Amazing wonders of nature, home of passionate tango, fast and severe football and a capital with strong European influence combined with low prices – that is all part of the allure of dazzling Argentina.
To fit in into the Argentinean life style as well as to develop good relations doesn’t take much: interest in football and a little skill in your legs for dancing or, again, for football, guarantees you a good start and a trip without any problems. The best time to visit Buenos Aires is in the spring and fall while Mendoza, Cordoba and Lake District are most beautiful in the fall when everything is painted in reds and yellows, temperatures are pleasant and it’s not very crowded.
After mastering the terms related to Argentina – the tango, gauchos, pampas – it’s time for sightseeing. Begin with a little picturesque town El Calafate which is a quaint tourist place with a beautiful Laguna Nimez lake where you can also do some bird watching. From there you can go to Los Glaciares national park, a home of Perito Moreno glacier which is breathtaking by itself and taking a walk on stone and wood steps gives you a whole new perspective of Perito Moreno. Another national park that shouldn’t be skipped is Tierra del Fuego, which is covered with palm trees, orchid like flowers, violets and other flora.
Something completely different are Iguazu Falls which are in Iguazu national park, located between Argentina and Brazil. Wood bridges take you to the Devil’s Throat, the largest and most beautiful waterfall surrounded by a jungle inhabited with tropical birds.
The capital of Argentina – Buenos Aires combines strong European flavor with southern temper and creates a lively cosmopolitan center where big and wide avenues meet colorful metal houses, old taverns and fancy restaurants. Buenos Aires has the widest avenue in the world, Avenida 9 de Julio, as well as some new quarters which replaced old docks with ultra-modern business buildings, best restaurants and many other places where you go to see and be seen. La Recoleta is one the most beautiful residential neighborhoods which best shows the European architectural influences and this is also the resting place of the famous Eva Peron. The best nightlife and traditional restaurants you’ll find in San Telmo, located between city center and La Boca in which famous Maradona grew up. On Saturdays it becomes a big street market where you can buy all sorts of unusual souvenirs, observe tango dancers or you can take a break in of the taverns so you don’t miss a moment.

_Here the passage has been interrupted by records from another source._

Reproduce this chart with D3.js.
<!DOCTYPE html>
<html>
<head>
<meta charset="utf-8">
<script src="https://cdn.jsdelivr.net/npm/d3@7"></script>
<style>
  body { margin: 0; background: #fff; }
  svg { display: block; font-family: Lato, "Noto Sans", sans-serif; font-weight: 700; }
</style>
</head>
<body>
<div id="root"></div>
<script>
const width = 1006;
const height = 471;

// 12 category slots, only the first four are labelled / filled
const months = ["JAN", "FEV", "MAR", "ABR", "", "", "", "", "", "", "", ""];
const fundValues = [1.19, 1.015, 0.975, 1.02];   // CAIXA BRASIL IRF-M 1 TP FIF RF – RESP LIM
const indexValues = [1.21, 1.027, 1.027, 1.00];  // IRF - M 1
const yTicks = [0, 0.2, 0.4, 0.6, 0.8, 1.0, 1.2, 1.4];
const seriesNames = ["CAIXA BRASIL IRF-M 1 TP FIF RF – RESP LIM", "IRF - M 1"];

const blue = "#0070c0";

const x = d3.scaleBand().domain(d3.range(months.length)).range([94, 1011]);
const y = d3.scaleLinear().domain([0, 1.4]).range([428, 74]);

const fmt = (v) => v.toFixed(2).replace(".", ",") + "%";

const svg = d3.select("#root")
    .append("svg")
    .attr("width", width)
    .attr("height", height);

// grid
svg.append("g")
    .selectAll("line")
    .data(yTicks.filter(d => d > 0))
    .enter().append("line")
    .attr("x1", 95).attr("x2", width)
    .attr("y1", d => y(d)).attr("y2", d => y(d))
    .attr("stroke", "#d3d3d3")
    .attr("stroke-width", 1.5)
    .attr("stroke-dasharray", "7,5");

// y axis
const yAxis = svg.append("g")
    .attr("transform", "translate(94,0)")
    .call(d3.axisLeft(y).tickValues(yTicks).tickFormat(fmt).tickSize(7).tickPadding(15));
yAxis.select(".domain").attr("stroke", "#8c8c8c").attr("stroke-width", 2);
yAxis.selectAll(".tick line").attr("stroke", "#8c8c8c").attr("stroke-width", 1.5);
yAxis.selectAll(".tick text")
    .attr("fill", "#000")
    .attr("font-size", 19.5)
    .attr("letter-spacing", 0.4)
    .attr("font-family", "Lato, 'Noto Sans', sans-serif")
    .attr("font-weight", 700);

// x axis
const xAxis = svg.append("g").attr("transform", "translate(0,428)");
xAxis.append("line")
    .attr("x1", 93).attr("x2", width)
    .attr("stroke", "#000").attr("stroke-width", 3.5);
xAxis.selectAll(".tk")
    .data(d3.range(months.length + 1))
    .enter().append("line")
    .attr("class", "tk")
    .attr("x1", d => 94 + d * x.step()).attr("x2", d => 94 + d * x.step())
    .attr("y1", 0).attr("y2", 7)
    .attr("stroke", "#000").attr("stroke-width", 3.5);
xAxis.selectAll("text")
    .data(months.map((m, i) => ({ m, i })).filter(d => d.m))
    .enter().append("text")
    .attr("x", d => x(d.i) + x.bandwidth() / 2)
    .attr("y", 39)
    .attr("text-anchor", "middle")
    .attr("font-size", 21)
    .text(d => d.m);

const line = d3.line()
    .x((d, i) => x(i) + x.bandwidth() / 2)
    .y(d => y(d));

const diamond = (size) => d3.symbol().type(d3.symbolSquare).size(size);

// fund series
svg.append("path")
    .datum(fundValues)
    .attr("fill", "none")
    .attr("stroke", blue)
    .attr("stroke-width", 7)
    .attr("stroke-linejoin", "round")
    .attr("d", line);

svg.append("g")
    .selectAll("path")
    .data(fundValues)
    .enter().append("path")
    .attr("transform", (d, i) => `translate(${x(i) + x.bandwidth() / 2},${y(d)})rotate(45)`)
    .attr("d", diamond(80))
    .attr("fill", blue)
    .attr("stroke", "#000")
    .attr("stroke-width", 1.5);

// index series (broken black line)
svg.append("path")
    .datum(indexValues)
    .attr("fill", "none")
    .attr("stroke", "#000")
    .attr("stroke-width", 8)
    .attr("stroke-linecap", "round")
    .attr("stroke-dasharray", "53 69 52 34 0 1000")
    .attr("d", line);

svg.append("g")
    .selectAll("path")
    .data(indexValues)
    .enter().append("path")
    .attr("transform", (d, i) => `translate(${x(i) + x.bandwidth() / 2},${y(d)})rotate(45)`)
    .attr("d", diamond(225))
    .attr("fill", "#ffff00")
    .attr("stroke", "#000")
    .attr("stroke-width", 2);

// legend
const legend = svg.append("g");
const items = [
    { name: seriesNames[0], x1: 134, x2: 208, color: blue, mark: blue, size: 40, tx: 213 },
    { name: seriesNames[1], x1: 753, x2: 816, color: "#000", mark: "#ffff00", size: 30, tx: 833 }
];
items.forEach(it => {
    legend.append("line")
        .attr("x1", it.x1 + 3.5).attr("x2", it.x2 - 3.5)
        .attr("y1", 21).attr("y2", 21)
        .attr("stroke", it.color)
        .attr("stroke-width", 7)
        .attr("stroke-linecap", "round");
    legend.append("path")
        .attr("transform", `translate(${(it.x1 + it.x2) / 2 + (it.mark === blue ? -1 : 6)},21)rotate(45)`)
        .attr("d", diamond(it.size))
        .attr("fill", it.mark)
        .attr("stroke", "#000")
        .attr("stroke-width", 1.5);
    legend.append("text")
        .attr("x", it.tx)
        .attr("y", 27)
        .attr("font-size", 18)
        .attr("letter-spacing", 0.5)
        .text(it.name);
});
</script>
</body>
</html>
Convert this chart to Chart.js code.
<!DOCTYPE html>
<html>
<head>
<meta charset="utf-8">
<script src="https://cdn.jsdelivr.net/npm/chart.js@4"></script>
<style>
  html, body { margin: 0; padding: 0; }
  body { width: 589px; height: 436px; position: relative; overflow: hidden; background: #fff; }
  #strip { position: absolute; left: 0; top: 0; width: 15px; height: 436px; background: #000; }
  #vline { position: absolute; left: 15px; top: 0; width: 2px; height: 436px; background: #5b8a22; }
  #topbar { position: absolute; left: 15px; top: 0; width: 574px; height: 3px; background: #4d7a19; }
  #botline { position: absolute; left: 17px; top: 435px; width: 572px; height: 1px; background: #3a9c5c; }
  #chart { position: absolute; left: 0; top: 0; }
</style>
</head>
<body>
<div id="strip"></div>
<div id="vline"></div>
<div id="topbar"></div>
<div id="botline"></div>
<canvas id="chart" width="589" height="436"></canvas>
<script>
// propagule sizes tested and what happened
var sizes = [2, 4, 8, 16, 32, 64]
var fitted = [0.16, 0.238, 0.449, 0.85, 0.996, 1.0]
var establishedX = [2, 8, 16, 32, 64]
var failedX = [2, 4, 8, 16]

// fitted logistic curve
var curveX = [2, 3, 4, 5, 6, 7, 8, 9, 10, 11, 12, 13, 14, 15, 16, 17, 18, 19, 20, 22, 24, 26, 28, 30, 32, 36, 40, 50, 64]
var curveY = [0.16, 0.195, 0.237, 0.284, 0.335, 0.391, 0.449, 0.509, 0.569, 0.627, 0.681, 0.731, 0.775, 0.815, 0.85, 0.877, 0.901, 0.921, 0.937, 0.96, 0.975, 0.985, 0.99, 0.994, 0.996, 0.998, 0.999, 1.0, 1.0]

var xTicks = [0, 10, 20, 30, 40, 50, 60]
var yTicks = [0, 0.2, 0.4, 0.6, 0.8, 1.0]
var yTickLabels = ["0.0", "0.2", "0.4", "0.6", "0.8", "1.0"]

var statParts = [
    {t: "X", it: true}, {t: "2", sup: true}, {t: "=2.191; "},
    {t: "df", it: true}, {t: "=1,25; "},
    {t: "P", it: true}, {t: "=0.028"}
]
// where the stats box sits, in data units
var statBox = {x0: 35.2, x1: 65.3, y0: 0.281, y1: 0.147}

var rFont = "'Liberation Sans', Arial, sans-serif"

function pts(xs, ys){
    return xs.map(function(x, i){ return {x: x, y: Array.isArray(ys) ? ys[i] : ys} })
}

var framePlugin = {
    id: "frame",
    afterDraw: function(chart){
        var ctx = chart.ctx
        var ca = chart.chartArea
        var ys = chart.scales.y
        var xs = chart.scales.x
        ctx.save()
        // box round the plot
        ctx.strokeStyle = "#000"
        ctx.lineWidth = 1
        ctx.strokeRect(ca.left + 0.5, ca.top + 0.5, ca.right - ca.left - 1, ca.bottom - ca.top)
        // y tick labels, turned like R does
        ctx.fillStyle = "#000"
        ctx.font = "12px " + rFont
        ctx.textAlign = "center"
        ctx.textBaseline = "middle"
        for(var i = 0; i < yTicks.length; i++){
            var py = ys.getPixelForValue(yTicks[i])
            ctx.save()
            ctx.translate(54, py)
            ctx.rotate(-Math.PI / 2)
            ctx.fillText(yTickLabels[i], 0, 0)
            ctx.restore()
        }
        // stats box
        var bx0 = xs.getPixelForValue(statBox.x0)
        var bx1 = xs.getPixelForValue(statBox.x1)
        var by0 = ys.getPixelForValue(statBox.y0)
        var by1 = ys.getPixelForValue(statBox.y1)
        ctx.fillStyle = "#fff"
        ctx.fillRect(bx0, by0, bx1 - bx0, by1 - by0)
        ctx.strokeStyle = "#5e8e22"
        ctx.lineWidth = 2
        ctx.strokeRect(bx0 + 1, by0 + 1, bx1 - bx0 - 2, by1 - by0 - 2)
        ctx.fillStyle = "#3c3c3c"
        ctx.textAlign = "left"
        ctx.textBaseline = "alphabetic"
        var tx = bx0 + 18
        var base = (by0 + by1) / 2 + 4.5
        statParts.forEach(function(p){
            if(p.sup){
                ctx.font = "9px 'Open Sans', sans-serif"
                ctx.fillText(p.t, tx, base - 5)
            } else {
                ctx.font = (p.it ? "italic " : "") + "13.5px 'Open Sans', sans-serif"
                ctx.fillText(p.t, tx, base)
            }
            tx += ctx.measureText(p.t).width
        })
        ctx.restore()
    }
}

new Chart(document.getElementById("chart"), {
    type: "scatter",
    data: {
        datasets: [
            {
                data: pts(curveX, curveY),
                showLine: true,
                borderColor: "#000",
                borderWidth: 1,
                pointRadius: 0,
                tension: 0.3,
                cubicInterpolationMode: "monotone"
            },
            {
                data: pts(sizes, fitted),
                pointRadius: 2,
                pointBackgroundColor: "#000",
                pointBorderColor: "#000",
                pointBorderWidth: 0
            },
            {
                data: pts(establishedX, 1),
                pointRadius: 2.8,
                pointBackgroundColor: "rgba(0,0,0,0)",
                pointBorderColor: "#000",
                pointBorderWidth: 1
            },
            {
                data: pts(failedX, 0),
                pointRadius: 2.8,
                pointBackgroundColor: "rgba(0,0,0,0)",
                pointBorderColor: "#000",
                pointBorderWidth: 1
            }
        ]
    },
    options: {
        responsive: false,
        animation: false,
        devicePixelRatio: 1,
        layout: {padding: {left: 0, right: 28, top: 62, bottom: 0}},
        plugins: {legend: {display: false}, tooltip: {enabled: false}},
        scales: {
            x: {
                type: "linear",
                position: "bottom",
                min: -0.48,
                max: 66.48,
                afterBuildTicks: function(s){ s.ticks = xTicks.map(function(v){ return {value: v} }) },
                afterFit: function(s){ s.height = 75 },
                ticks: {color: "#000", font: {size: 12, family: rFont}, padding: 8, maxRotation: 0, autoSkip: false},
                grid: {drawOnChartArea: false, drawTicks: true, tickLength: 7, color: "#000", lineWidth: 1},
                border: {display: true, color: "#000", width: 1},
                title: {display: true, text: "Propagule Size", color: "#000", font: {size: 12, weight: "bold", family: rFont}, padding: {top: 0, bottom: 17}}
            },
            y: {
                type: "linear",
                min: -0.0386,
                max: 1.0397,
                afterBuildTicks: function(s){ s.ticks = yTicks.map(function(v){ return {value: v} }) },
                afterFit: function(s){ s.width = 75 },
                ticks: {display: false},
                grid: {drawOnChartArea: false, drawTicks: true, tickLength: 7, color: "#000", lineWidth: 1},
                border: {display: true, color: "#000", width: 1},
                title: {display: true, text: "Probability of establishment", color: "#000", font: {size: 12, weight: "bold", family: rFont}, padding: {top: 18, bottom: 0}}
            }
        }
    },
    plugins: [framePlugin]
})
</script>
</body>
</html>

Argentinean cuisine is based on red meat but there are also a lot of meals for vegetarians. Asado is one the most popular method for making veal, combining it with other kinds of barbequed meat and chimichurri a mixture of spices and chilly. There are also various kinds of goulash as well as empanadas, a pastry stuffed with meat or other ingredients. The most famous candy is dulce de leche which resembles a caramel syrup but it’s much more dense and it’s added in everything sweet you can imagine, from cookies and pancakes to ice-cream.

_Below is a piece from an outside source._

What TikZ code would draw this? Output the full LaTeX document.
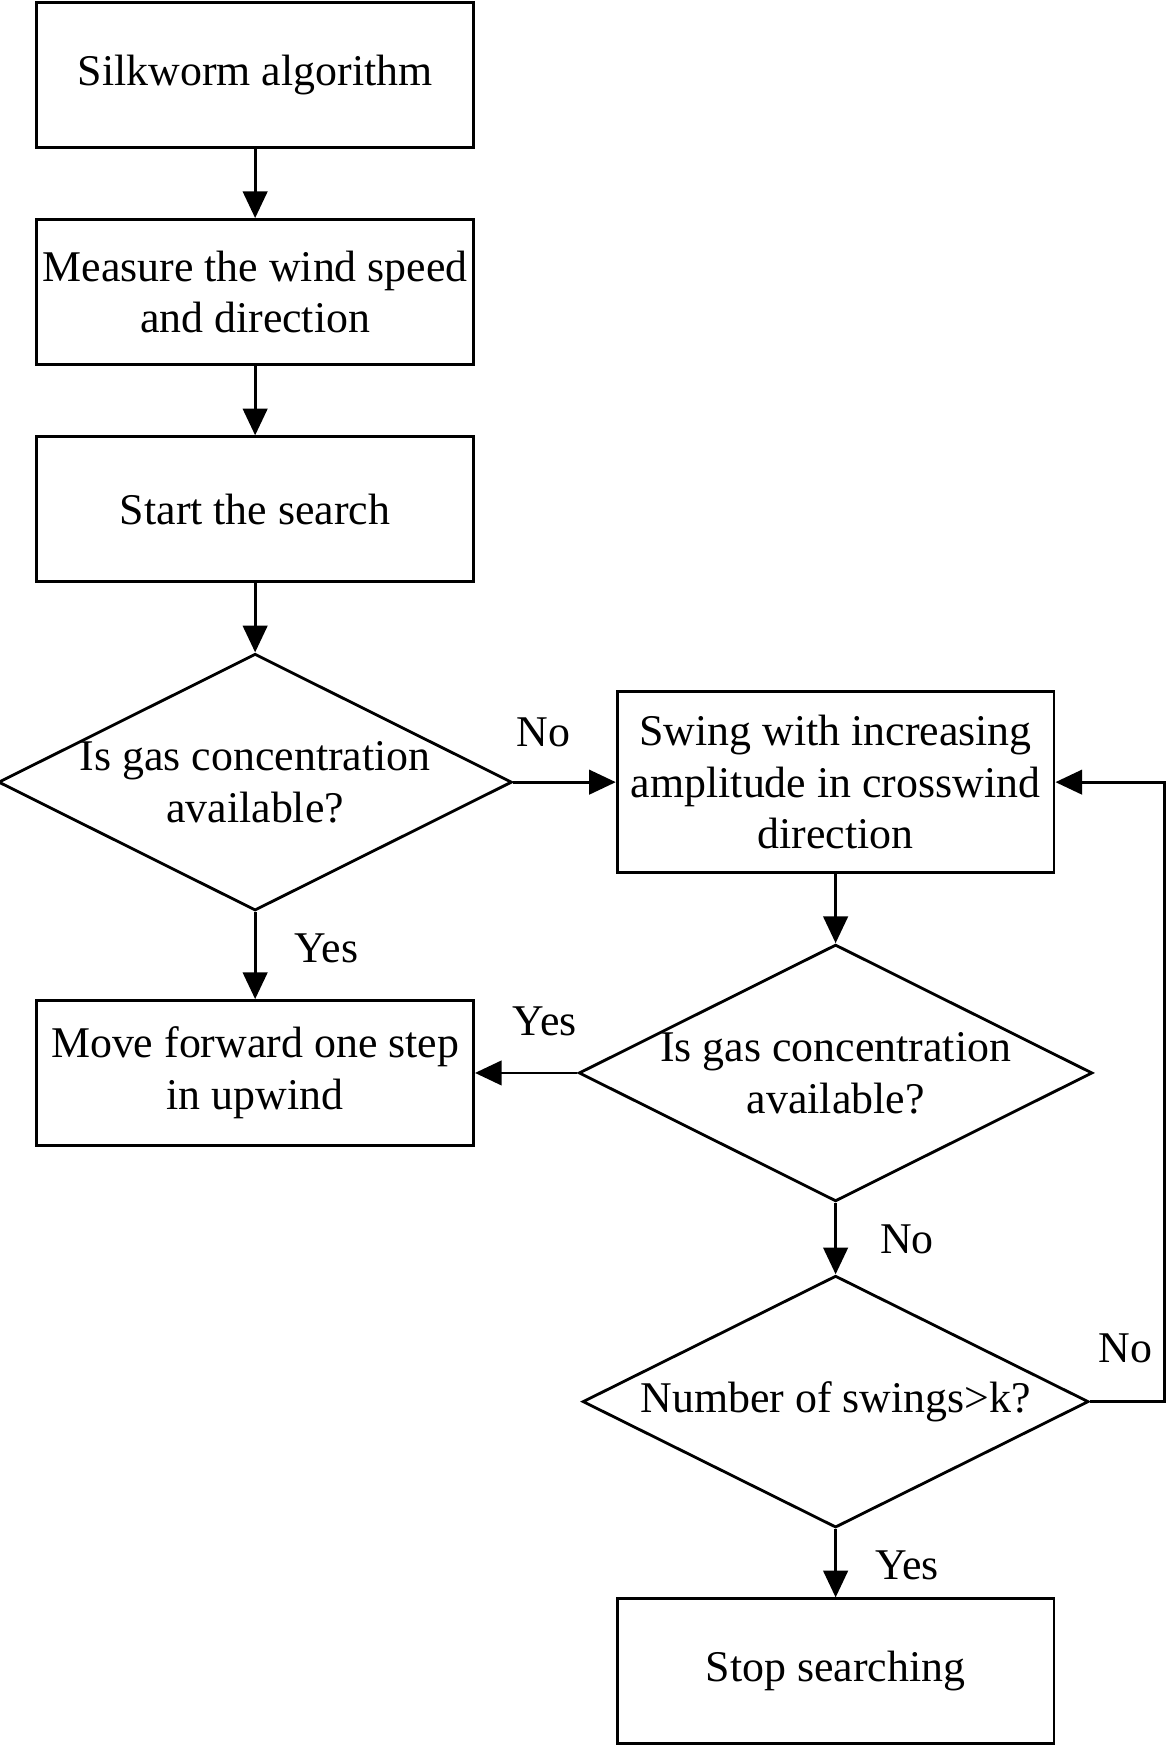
\documentclass[tikz,border=0pt]{standalone}
\usepackage{fontspec}
\setmainfont{Liberation Serif}
\usetikzlibrary{arrows.meta,shapes.geometric}
\tikzset{
  box/.style={draw, line width=1.8pt, minimum width=9.8cm, minimum height=3.25cm,
    align=center, font=\fontsize{28}{33}\selectfont, inner sep=0pt},
  dec/.style={draw, diamond, aspect=2, line width=1.8pt, minimum width=11.35cm, minimum height=5.65cm,
    align=center, font=\fontsize{28}{33}\selectfont, inner sep=0pt},
  lab/.style={font=\fontsize{28}{33}\selectfont},
  arr/.style={line width=1.8pt, -{Triangle[length=0.6cm, width=0.55cm]}}
}
\begin{document}
\begin{tikzpicture}[x=0.025cm, y=-0.025cm]
  \useasboundingbox (0,0) rectangle (1048,1568);
  \node[box] (silk) at (229,67) {Silkworm algorithm};
  \node[box] (wind) at (229,262) {Measure the wind speed\\and direction};
  \node[box] (start) at (229,457) {Start the search};
  \node[dec] (gas1) at (229,702) {Is gas concentration\\available?};
  \node[box] (move) at (229,963) {Move forward one step\\in upwind};
  \node[box, minimum height=4.05cm] (swing) at (750,702) {Swing with increasing\\amplitude in crosswind\\direction};
  \node[dec] (gas2) at (750,963) {Is gas concentration\\available?};
  \node[dec] (num) at (750,1258) {Number of swings>k?};
  \node[box] (stop) at (750,1500) {Stop searching};
  % connectors
  \draw[arr] (silk) -- (wind);
  \draw[arr] (wind) -- (start);
  \draw[arr] (start) -- (gas1);
  \draw[arr] (gas1) -- (move);
  \draw[arr] (gas1) -- (swing);
  \draw[arr] (swing) -- (gas2);
  \draw[arr] (gas2) -- (move);
  \draw[arr] (gas2) -- (num);
  \draw[arr] (num) -- (stop);
  \coordinate (turn) at (1045,1258);
  \draw[arr] (num.east) -- (turn) |- (swing.east);
  % labels
  \node[lab] at (488,657) {No};
  \node[lab] at (293,851) {Yes};
  \node[lab] at (489,917) {Yes};
  \node[lab] at (814,1112) {No};
  \node[lab] at (1010,1210) {No};
  \node[lab] at (814,1405) {Yes};
\end{tikzpicture}
\end{document}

To end with a dance – tango. It’s said that it takes two to tango, but after observing Argentineans in this beautiful dance you realize it also takes a lot of little important but hard to describe details like special eye contact between partners, subtle body language which invites you to dance (man usually does the inviting) and “chemistry” which creates a real little drama between partners and separates tango from other dances. It might be too much to say that all the passion of Argentina was poured into tango but still when you see this little piece of magic you will realize that there is charm in this slight exaggeration.